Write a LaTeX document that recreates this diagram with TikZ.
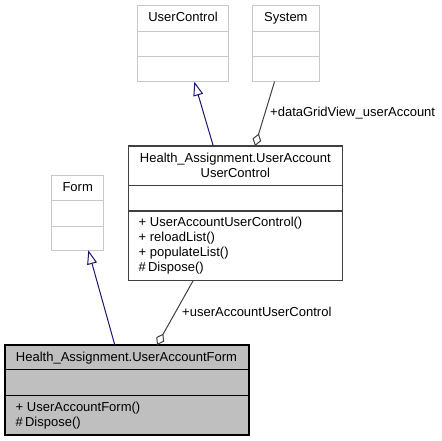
\documentclass[tikz,border=0pt]{standalone}
\usepackage{fontspec}
\setmainfont{Liberation Sans}
\usetikzlibrary{arrows.meta}
\usetikzlibrary{calc}

\definecolor{edgeblue}{HTML}{191970}
\definecolor{edgegray}{HTML}{404040}
\definecolor{boxgray}{HTML}{BFBFBF}
\definecolor{extgray}{HTML}{C8C8C8}

\tikzset{
  extbox/.style={draw=extgray,line width=1pt,fill=white,inner sep=0pt,outer sep=0pt,anchor=north west},
  mainbox/.style={draw=edgegray,line width=1.5pt,inner sep=0pt,outer sep=0pt,anchor=north west},
  txt/.style={inner sep=0pt,anchor=base},
  member/.style={inner sep=0pt,anchor=base west,align=left},
  inherit/.style={edgeblue,line width=1pt,-{Triangle[open,length=14pt,width=10pt]}},
  aggreg/.style={edgegray,line width=1pt,{Diamond[open,length=13pt,width=9pt]}-}
}

\begin{document}
\begin{tikzpicture}[x=1pt,y=-1pt,font=\fontsize{13}{15}\selectfont]
\useasboundingbox (0,0) rectangle (441,441);

% base classes
\node[extbox,minimum width=90.6pt,minimum height=76pt] (userControl) at (137.7,5.7) {};
\draw[extgray,line width=1pt] ($(userControl.north west)+(0,26)$) -- ($(userControl.north east)+(0,26)$);
\draw[extgray,line width=1pt] ($(userControl.north west)+(0,51)$) -- ($(userControl.north east)+(0,51)$);
\node[txt] (userControlName) at (183,21.8) {UserControl};

\node[extbox,minimum width=66.3pt,minimum height=76pt] (system) at (252.7,5.7) {};
\draw[extgray,line width=1pt] ($(system.north west)+(0,26)$) -- ($(system.north east)+(0,26)$);
\draw[extgray,line width=1pt] ($(system.north west)+(0,51)$) -- ($(system.north east)+(0,51)$);
\node[txt] (systemName) at (285.9,21.8) {System};

\node[extbox,minimum width=52pt,minimum height=75pt] (form) at (51.7,175.3) {};
\draw[extgray,line width=1pt] ($(form.north west)+(0,25.4)$) -- ($(form.north east)+(0,25.4)$);
\draw[extgray,line width=1pt] ($(form.north west)+(0,50.7)$) -- ($(form.north east)+(0,50.7)$);
\node[txt] (formName) at (77.7,191.5) {Form};

% user control class
\node[mainbox,fill=white,minimum width=214pt,minimum height=134.3pt] (uaControl) at (128.3,146) {};
\draw[edgegray,line width=1.5pt] ($(uaControl.north west)+(0,39.7)$) -- ($(uaControl.north east)+(0,39.7)$);
\draw[edgegray,line width=1.5pt] ($(uaControl.north west)+(0,65)$) -- ($(uaControl.north east)+(0,65)$);
\node[txt] (uaControlName) at (235.3,162) {Health\_Assignment.UserAccount};
\node[txt] (uaControlName2) at (235.3,177) {UserControl};
\node[member] (uaControlOps) at (138.5,271.7) {+ UserAccountUserControl()\\+ reloadList()\\+ populateList()\\\#\,Dispose()};

% form class
\node[mainbox,draw=black,fill=boxgray,minimum width=244pt,minimum height=90pt] (uaForm) at (5,345) {};
\draw[black,line width=1.5pt] ($(uaForm.north west)+(0,24.3)$) -- ($(uaForm.north east)+(0,24.3)$);
\draw[black,line width=1.5pt] ($(uaForm.north west)+(0,50.7)$) -- ($(uaForm.north east)+(0,50.7)$);
\node[txt] (uaFormName) at (126.5,361.5) {Health\_Assignment.UserAccountForm};
\node[member] (uaFormOps) at (15.5,426.5) {+ UserAccountForm()\\\#\,Dispose()};

% connectors
\draw[inherit] ($(uaControl.north west)!0.397!(uaControl.north east)$) -- ($(userControl.south west)!0.625!(userControl.south east)$);
\draw[aggreg] ($(uaControl.north west)!0.592!(uaControl.north east)$) -- ($(system.south west)!0.329!(system.south east)$);
\node[member] (gridLabel) at (270,116.5) {+dataGridView\_userAccount};
\draw[inherit] ($(uaForm.north west)!0.45!(uaForm.north east)$) -- ($(form.south west)!0.704!(form.south east)$);
\draw[aggreg] ($(uaForm.north west)!0.623!(uaForm.north east)$) -- ($(uaControl.south west)!0.304!(uaControl.south east)$);
\node[member] (controlLabel) at (182,316.3) {+userAccountUserControl};

\end{tikzpicture}
\end{document}
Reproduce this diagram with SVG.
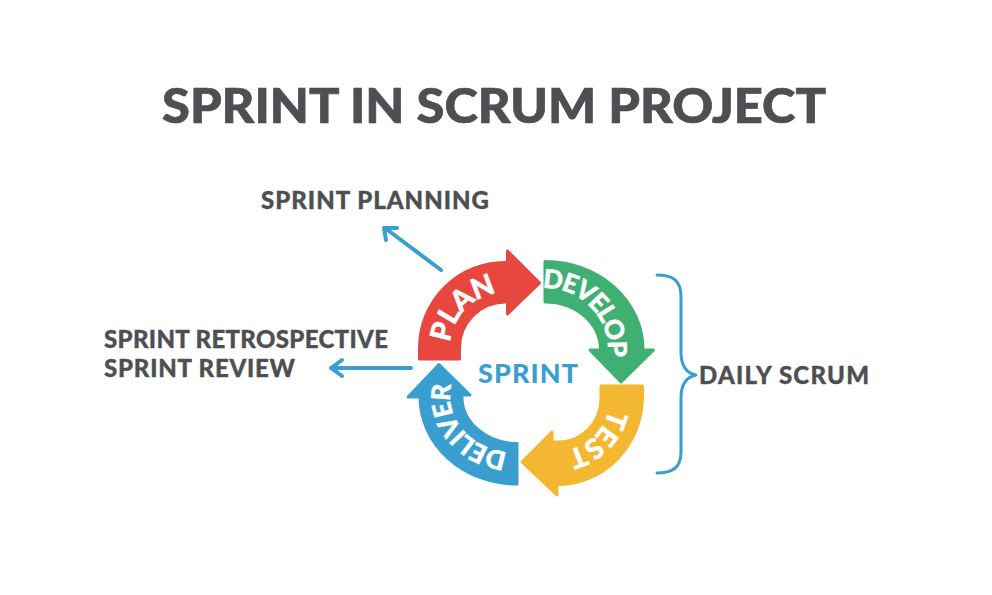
<svg xmlns="http://www.w3.org/2000/svg" width="992" height="595" viewBox="0 0 992 595">
<style>
.t{font-family:"Lato","Liberation Sans",sans-serif;font-weight:900;fill:#4d4f53}
.l{font-size:24px;stroke:#4d4f53;stroke-width:.35}
.a{font-family:"Lato","Liberation Sans",sans-serif;font-weight:900;fill:#fff;font-size:28px;letter-spacing:-1px;stroke:#fff;stroke-width:.4}
.c{fill:none;stroke:#3a9fd0;stroke-width:4;stroke-linecap:round;stroke-linejoin:round}
.b{stroke-linejoin:round;stroke-width:3}
</style>
<defs>
<path id="pPlan" d="M450 352A55 55 0 0 1 505 293"/>
<path id="pDev" d="M546 288A63 62 0 0 1 608 352"/>
<path id="pTest" d="M610 398A53 53 0 0 1 557 451"/>
<path id="pDel" d="M505 452A67 56 0 0 1 451 388"/>
</defs>
<rect width="992" height="595" fill="#fff"/>
<text class="t" x="162" y="123" font-size="47" stroke="#4d4f53" stroke-width=".7" textLength="664" lengthAdjust="spacingAndGlyphs">SPRINT IN SCRUM PROJECT</text>
<g id="connectors">
<path class="c" d="M441 270L385 228M386 240L384 228L397 228"/>
<path class="c" d="M411 368H331M342 360L331 368L342 376"/>
<path class="c" style="stroke-width:3" d="M657 275C672 275 681 280 681 296V352C681 366 686 373 696 375C686 377 681 384 681 398V452C681 468 672 473 657 473"/>
</g>
<g id="node-plan">
<path class="b" fill="#e8473f" stroke="#e8473f" d="M419.500 359V348A85.500 85.500 0 0 1 505 262.500H507.500V251L539.500 283L507.500 314V302H505A46 46 0 0 0 459.500 348V359Z"/>
<text class="a" style="font-size:29px"><textPath href="#pPlan" startOffset="50%" text-anchor="middle">PLAN</textPath></text>
</g>
<g id="node-develop">
<path class="b" fill="#3fb072" stroke="#3fb072" d="M545 261.500A98 88 0 0 1 643 350H653.500L621 382L590 350H600.500A55 48 0 0 0 545 302Z"/>
<text class="a" style="font-size:26px;letter-spacing:-1.8px"><textPath href="#pDev" startOffset="50%" text-anchor="middle">DEVELOP</textPath></text>
</g>
<g id="node-test">
<path class="b" fill="#f4b731" stroke="#f4b731" d="M601 386H642.500V397A85 88 0 0 1 557 484.500V495L522 462L552 432V442H557A43 43 0 0 0 601 399Z"/>
<text class="a"><textPath href="#pTest" startOffset="50%" text-anchor="middle">TEST</textPath></text>
</g>
<g id="node-deliver">
<path class="b" fill="#3a9fd0" stroke="#3a9fd0" d="M517 443.500V484A97 87 0 0 1 420 397H408L439 364.500L470 395H462A55 47 0 0 0 517 443.500Z"/>
<text class="a" style="font-size:26px;letter-spacing:-1.2px"><textPath href="#pDel" startOffset="50%" text-anchor="middle">DELIVER</textPath></text>
</g>
<g id="node-sprint"><text x="478" y="383" font-family="Lato,'Liberation Sans',sans-serif" font-weight="900" font-size="27" fill="#3a9fd0" textLength="100">SPRINT</text></g>
<g id="node-planning"><text class="t l" x="261" y="209" textLength="228">SPRINT PLANNING</text></g>
<g id="node-retro"><text class="t l" x="104" y="348" textLength="284">SPRINT RETROSPECTIVE</text><text class="t l" x="104" y="377" textLength="191">SPRINT REVIEW</text></g>
<g id="node-daily"><text class="t l" x="699" y="384" textLength="170">DAILY SCRUM</text></g>
</svg>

________________________

STATED PROBLEM: Write out the lines from the start of the material to the line with "(0,0) rectangle (441,441);", inclusive and exactly. Skip the pictures.

SOLVED PROBLEM:
Write a LaTeX document that recreates this diagram with TikZ.
\documentclass[tikz,border=0pt]{standalone}
\usepackage{fontspec}
\setmainfont{Liberation Sans}
\usetikzlibrary{arrows.meta}
\usetikzlibrary{calc}

\definecolor{edgeblue}{HTML}{191970}
\definecolor{edgegray}{HTML}{404040}
\definecolor{boxgray}{HTML}{BFBFBF}
\definecolor{extgray}{HTML}{C8C8C8}

\tikzset{
  extbox/.style={draw=extgray,line width=1pt,fill=white,inner sep=0pt,outer sep=0pt,anchor=north west},
  mainbox/.style={draw=edgegray,line width=1.5pt,inner sep=0pt,outer sep=0pt,anchor=north west},
  txt/.style={inner sep=0pt,anchor=base},
  member/.style={inner sep=0pt,anchor=base west,align=left},
  inherit/.style={edgeblue,line width=1pt,-{Triangle[open,length=14pt,width=10pt]}},
  aggreg/.style={edgegray,line width=1pt,{Diamond[open,length=13pt,width=9pt]}-}
}

\begin{document}
\begin{tikzpicture}[x=1pt,y=-1pt,font=\fontsize{13}{15}\selectfont]
\useasboundingbox (0,0) rectangle (441,441);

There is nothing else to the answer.